Due Process Considerations
The court assessed whether the actions of the Commission violated Texaltel's due process rights. The court recognized that due process in administrative proceedings requires that decisions be made based on established rules and that parties are afforded a fair opportunity to present their case. However, since the court concluded that the Commission acted within its regulatory authority and did not deviate from the language of its rules, it found no violation of due process. The Commission's adjustments to rates were made in a transparent manner, and the rationale for the recalculation was clearly articulated in its August 17, 2006, Order. Thus, the court held that Texaltel's due process claim lacked merit, as there was no indication that the Commission's actions were taken without proper authority or justification.

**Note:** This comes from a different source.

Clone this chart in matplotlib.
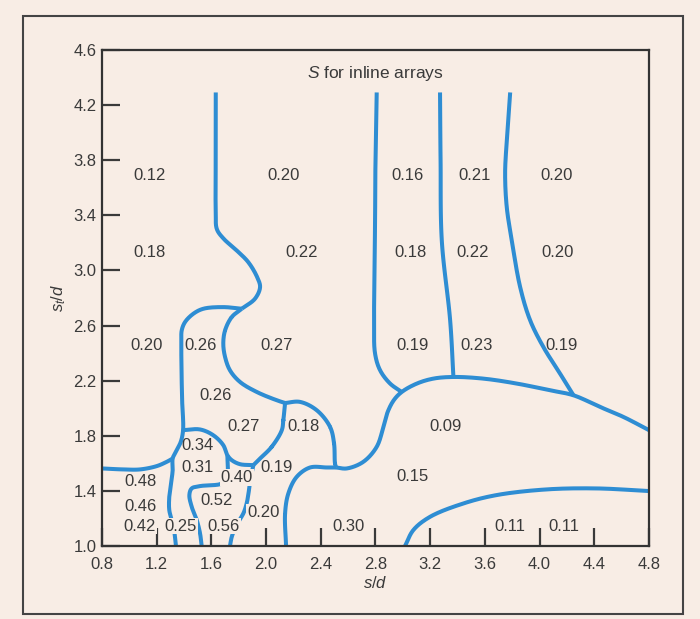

Agency Discretion and Interpretation
The court emphasized the principle that administrative agencies are afforded a degree of discretion in interpreting their own rules, especially when those rules contain ambiguous language or permit policy considerations. In this case, the court found that the rule's language allowed for flexibility in rate-setting, particularly in response to significant changes in the telecommunications market. The court stated that while agencies must adhere to their established procedures, they also have the authority to adapt their methodologies when necessary to ensure compliance with legislative mandates. The court concluded that the Commission's interpretation of its own rule to include updated tariff rates was not plainly erroneous or inconsistent with the rule's intent. This exercise of discretion was deemed reasonable given the context of rapid changes in the telecommunications industry.
Conclusion of the Court
Ultimately, the court affirmed the district court's judgment in favor of the Public Utility Commission, ruling that the Commission did not act arbitrarily and capriciously in establishing the revised switched-access rates. The court determined that the Commission's recalculation of rates was justified under its regulatory framework and reflected the necessary adjustments in light of significant legislative changes affecting the telecommunications market. By adhering to the statutory guidelines of PURA and the provisions of rule 26.223, the Commission's actions were deemed appropriate and lawful. The court's decision highlighted the balance between regulatory authority and the need for agencies to remain responsive to changing market conditions, reinforcing the notion that administrative discretion is crucial in the dynamic field of telecommunications regulation.